5. Le gène CHMP2B sur le chromosome 3 exprime la protéine CHMP2B. Ce gène est encore plus rarement impliqué (quelques familles dans le monde). Le gène CHMP2B code une protéine qui réutilise ou détruit de vieux récepteurs sur la surface de cellules. On ne sait pas vraiment si la mutation de CHMP2B augmente ou diminue sa fonction, mais elle mène à des agrégats d’ubiquitine dans les cellules du cerveau. Des mutations de CHMP2B entrainent une DFT qui peut être associée à une sclérose latérale amyotrophique (DFT-SLA)
Les mutations des gènes PGRN et MAPT et sur le chromosome 17 sont les mutations génétiques les plus fréquentes. Le dépistage génétique clinique pour les gènes MAPT, PGRN et VCP est disponible. Il a été mis en route par le Centre de Référence des Démences Rares à l’UF de neurogénétique de l’hôpital de la Salpêtrière, Paris. Ces analyses doivent être prescrites par un médecin et doivent être accompagnées d’une explication claire au patient et à sa famille (dans le cadre d’une consultation avec le neurologue, ou d’une consultation de génétique) et signature d’un consentement informé par patient témoignant de son accord pour réaliser cette analyse.

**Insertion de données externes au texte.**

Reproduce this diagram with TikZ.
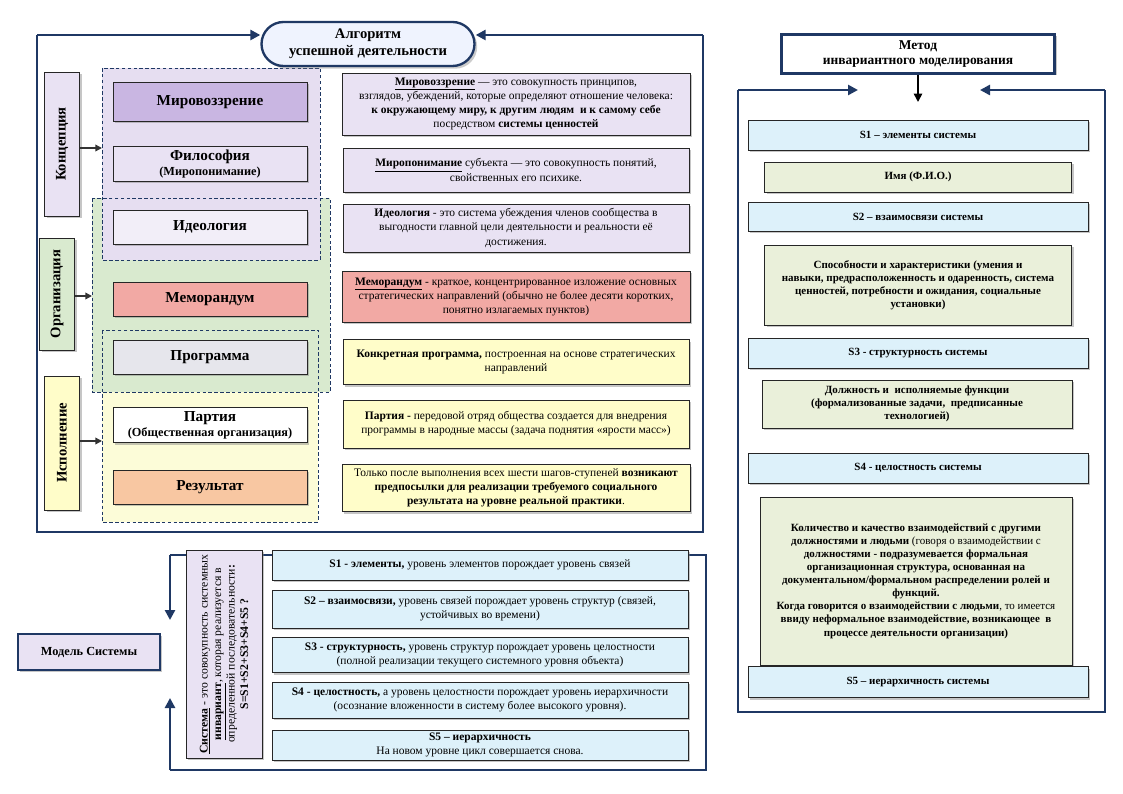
\documentclass[tikz,border=0pt]{standalone}
\usepackage{fontspec}
\setmainfont{Liberation Serif}
\usetikzlibrary{arrows.meta,shadows}
\definecolor{navy}{HTML}{1F3864}
\definecolor{lavA}{HTML}{C9B6E2}
\definecolor{lavB}{HTML}{E9E2F3}
\definecolor{pinkA}{HTML}{F2A9A4}
\definecolor{greyA}{HTML}{E6E6EC}
\definecolor{peachA}{HTML}{F8C7A2}
\definecolor{yelA}{HTML}{FFFDC9}
\definecolor{blueA}{HTML}{DDF1FA}
\definecolor{greenA}{HTML}{EAF0DA}
\definecolor{regLav}{HTML}{E6DEF1}
\definecolor{regGreen}{HTML}{D9EACF}
\definecolor{regYel}{HTML}{FCFCD8}
\def\u{0.03cm}
\newcommand{\ul}[1]{\underline{#1}}
\tikzset{
  box/.style={draw=black!85, line width=0.8pt, drop shadow={opacity=0.45, shadow xshift=0.6mm, shadow yshift=-0.6mm}, align=center, inner sep=2pt},
  stage/.style={box, font=\fontsize{13}{14.5}\selectfont\bfseries},
  descr/.style={box, font=\fontsize{9.8}{12}\selectfont},
  side/.style={box, rotate=90, font=\fontsize{12.5}{14}\selectfont\bfseries},
  sbox/.style={box, fill=blueA, font=\fontsize{9.8}{12}\selectfont},
  rbox/.style={box, font=\fontsize{9.4}{11.2}\selectfont\bfseries},
  region/.style={draw=navy, densely dashed, line width=0.7pt},
  frame/.style={draw=navy, line width=2.4pt},
  arr/.style={-{Triangle[length=3mm,width=3mm]}, navy, line width=2.4pt},
  sarr/.style={-{Triangle[length=2mm,width=2mm]}, black!80, line width=1.2pt},
}
\begin{document}
\begin{tikzpicture}[x=\u, y=-\u]
\useasboundingbox (0,0) rectangle (1123,794);
% regions
\fill[regYel] (102,330) rectangle (318,522);
\fill[regGreen] (92,198) rectangle (330,392);
\fill[regLav] (102,68) rectangle (320,260);
\draw[region] (102,330) rectangle (318,522);
\draw[region] (92,198) rectangle (330,392);
\draw[region] (102,68) rectangle (320,260);
% main frame
\coordinate (tl) at (37,35);
\coordinate (tr) at (703,35);
\draw[frame] (37,35) -- (37,532) -- (703,532) -- (703,35);
\node[draw=navy, line width=2pt, fill=blueA!80!blue!20, rounded corners=22*\u, minimum width=213*\u, minimum height=44*\u, align=center, font=\fontsize{12.5}{14.5}\selectfont\bfseries, drop shadow={opacity=0.4}] (alg) at (368,44) {Алгоритм\\успешной деятельности};
\draw[arr] (tl) -- (alg.west |- tl);
\draw[arr] (tr) -- (alg.east |- tr);
% side labels
\node[side, fill=lavB, minimum width=144*\u, minimum height=35*\u] (konc) at (62,144) {Концепция};
\node[side, fill=regGreen, minimum width=112*\u, minimum height=35*\u] (org) at (57,294) {Организация};
\node[side, fill=yelA, minimum width=134*\u, minimum height=35*\u] (isp) at (62,443) {Исполнение};
\coordinate (konc-in) at (102,148);
\coordinate (org-in) at (92,296);
\coordinate (isp-in) at (102,441);
\draw[sarr] (konc.south |- konc-in) -- (konc-in);
\draw[sarr] (org.south |- org-in) -- (org-in);
\draw[sarr] (isp.south |- isp-in) -- (isp-in);
% stages
\node[stage, fill=lavA, minimum width=194*\u, minimum height=39*\u] (mir) at (210,102) {Мировоззрение};
\node[stage, fill=lavB, minimum width=194*\u, minimum height=35*\u] (fil) at (210,164) {Философия\\[-2pt]{\fontsize{10.5}{12}\selectfont(Миропонимание)}};
\node[stage, fill=lavB!60!white, minimum width=194*\u, minimum height=34*\u] (ide) at (210,227) {Идеология};
\node[stage, fill=pinkA, minimum width=194*\u, minimum height=34*\u] (mem) at (210,299) {Меморандум};
\node[stage, fill=greyA, minimum width=194*\u, minimum height=34*\u] (prg) at (210,357) {Программа};
\node[stage, fill=white, minimum width=194*\u, minimum height=35*\u] (par) at (210,425) {Партия\\[-2pt]{\fontsize{10.5}{12}\selectfont(Общественная организация)}};
\node[stage, fill=peachA, minimum width=194*\u, minimum height=34*\u] (res) at (210,487) {Результат};
% descriptions
\node[descr, fill=lavB, minimum width=348*\u, minimum height=62*\u] (d1) at (516,104) {\ul{\textbf{Мировоззрение}} — это совокупность принципов,\\взглядов, убеждений, которые определяют отношение человека:\\\textbf{к окружающему миру, к другим людям \ и к самому себе}\\посредством \textbf{системы ценностей}};
\node[descr, fill=lavB, minimum width=346*\u, minimum height=44*\u] (d2) at (516,170) {\ul{\textbf{Миропонимание}} субъекта — это совокупность понятий,\\свойственных его психике.};
\node[descr, fill=lavB, minimum width=346*\u, minimum height=48*\u] (d3) at (516,228) {\textbf{Идеология} - это система убеждения членов сообщества в\\выгодности главной цели деятельности и реальности её\\достижения.};
\node[descr, fill=pinkA, minimum width=348*\u, minimum height=51*\u] (d4) at (516,297) {\ul{\textbf{Меморандум}} - краткое, концентрированное изложение основных\\стратегических направлений (обычно не более десяти коротких,\\понятно излагаемых пунктов)};
\node[descr, fill=yelA, minimum width=346*\u, minimum height=45*\u] (d5) at (516,362) {\textbf{Конкретная программа,} построенная на основе стратегических\\направлений};
\node[descr, fill=yelA, minimum width=346*\u, minimum height=48*\u] (d6) at (516,424) {\textbf{Партия -} передовой отряд общества создается для внедрения\\программы в народные массы (задача поднятия «ярости масс»)};
\node[descr, fill=yelA, minimum width=348*\u, minimum height=47*\u] (d7) at (516,488) {Только после выполнения всех шести шагов-ступеней \textbf{возникают}\\\textbf{предпосылки для реализации требуемого социального}\\\textbf{результата на уровне реальной практики}.};
% model of the system
\coordinate (bt) at (170,555);
\coordinate (bb) at (170,770);
\draw[frame] (170,555) -- (706,555) -- (706,770) -- (170,770);
\node[box, fill=lavB, line width=1.6pt, draw=navy, minimum width=142*\u, minimum height=36*\u, font=\fontsize{10.5}{12}\selectfont\bfseries] (mod) at (89,652) {Модель Системы};
\draw[arr] (bt) -- (170,620);
\draw[arr] (bb) -- (170,698);
\node[box, fill=lavB, rotate=90, minimum width=208*\u, minimum height=76*\u, font=\fontsize{10}{11.5}\selectfont] (sys) at (224,654) {\ul{\textbf{Система}} - это совокупность системных\\\ul{\textbf{инвариант}}, которая реализуется в\\определенной последовательности\textbf{:}\\\textbf{S=S1+S2+S3+S4+S5 ?}};
\node[sbox, minimum width=416*\u, minimum height=30*\u] (s1) at (480,565) {\textbf{S1 - элементы,} уровень элементов порождает уровень связей};
\node[sbox, minimum width=416*\u, minimum height=38*\u] (s2) at (480,609) {\textbf{S2 – взаимосвязи,} уровень связей порождает уровень структур (связей,\\устойчивых во времени)};
\node[sbox, minimum width=416*\u, minimum height=35*\u] (s3) at (480,655) {\textbf{S3 - структурность,} уровень структур порождает уровень целостности\\(полной реализации текущего системного уровня объекта)};
\node[sbox, minimum width=416*\u, minimum height=36*\u] (s4) at (480,700) {\textbf{S4 - целостность,} а уровень целостности порождает уровень иерархичности\\(осознание вложенности в систему более высокого уровня).};
\node[sbox, minimum width=416*\u, minimum height=30*\u] (s5) at (480,745) {\textbf{S5 – иерархичность}\\На новом уровне цикл совершается снова.};
% invariant modelling
\node[box, fill=white, draw=navy, line width=1.8pt, minimum width=273*\u, minimum height=39*\u, font=\fontsize{11.5}{13}\selectfont\bfseries] (met) at (918,54) {Метод\\инвариантного моделирования};
\coordinate (ml) at (738,90);
\coordinate (mr) at (1105,90);
\coordinate (mdown) at (918,102);
\draw[frame] (738,90) -- (738,712) -- (1105,712) -- (1105,90);
\draw[arr] (ml) -- (858,90);
\draw[arr] (mr) -- (980,90);
\draw[-{Triangle[length=2.5mm,width=2.5mm]}, line width=1.4pt] (met) -- (mdown);
\node[rbox, fill=blueA, minimum width=340*\u, minimum height=30*\u] (r1) at (918,135) {S1 – элементы системы};
\node[rbox, fill=greenA, minimum width=307*\u, minimum height=30*\u] (r2) at (918,177) {Имя (Ф.И.О.)};
\node[rbox, fill=blueA, minimum width=340*\u, minimum height=29*\u] (r3) at (918,217) {S2 – взаимосвязи системы};
\node[rbox, fill=greenA, minimum width=307*\u, minimum height=80*\u] (r4) at (918,285) {Способности и характеристики (умения и\\навыки, предрасположенность и одаренность, система\\ценностей, потребности и ожидания, социальные\\установки)};
\node[rbox, fill=blueA, minimum width=340*\u, minimum height=30*\u] (r5) at (918,353) {S3 - структурность системы};
\node[rbox, fill=greenA, minimum width=310*\u, minimum height=48*\u] (r6) at (917,404) {Должность и \ исполняемые функции\\(формализованные задачи, \ предписанные\\технологией)};
\node[rbox, fill=blueA, minimum width=340*\u, minimum height=30*\u] (r7) at (918,468) {S4 - целостность системы};
\node[rbox, fill=greenA, minimum width=312*\u, minimum height=168*\u] (r8) at (916,581) {Количество и качество взаимодействий с другими\\должностями и людьми \mdseries(говоря о взаимодействии с\\должностями - подразумевается формальная\\организационная структура, основанная на\\документальном/формальном распределении ролей и\\функций.\\\bfseries Когда говорится о взаимодействии с людьми\mdseries, то имеется\\ввиду неформальное взаимодействие, возникающее \ в\\процессе деятельности организации)};
\node[rbox, fill=blueA, minimum width=340*\u, minimum height=31*\u] (r9) at (918,682) {S5 – иерархичность системы};
\end{tikzpicture}
\end{document}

En raison de la grande variabilité des formes de ces maladies, une analyse soigneuse de l’histoire de la famille est nécessaire pour établir si un patient est atteint d’une forme sporadique ou génétique de DFT. Même lorsqu’il semble y avoir une forme génétique de DFT dans une famille, le gène responsable peut ne pas être encore connu. La consultation génétique est appropriée dans ces cas-là, et s’il y a des doutes concernant les antécédents familiaux.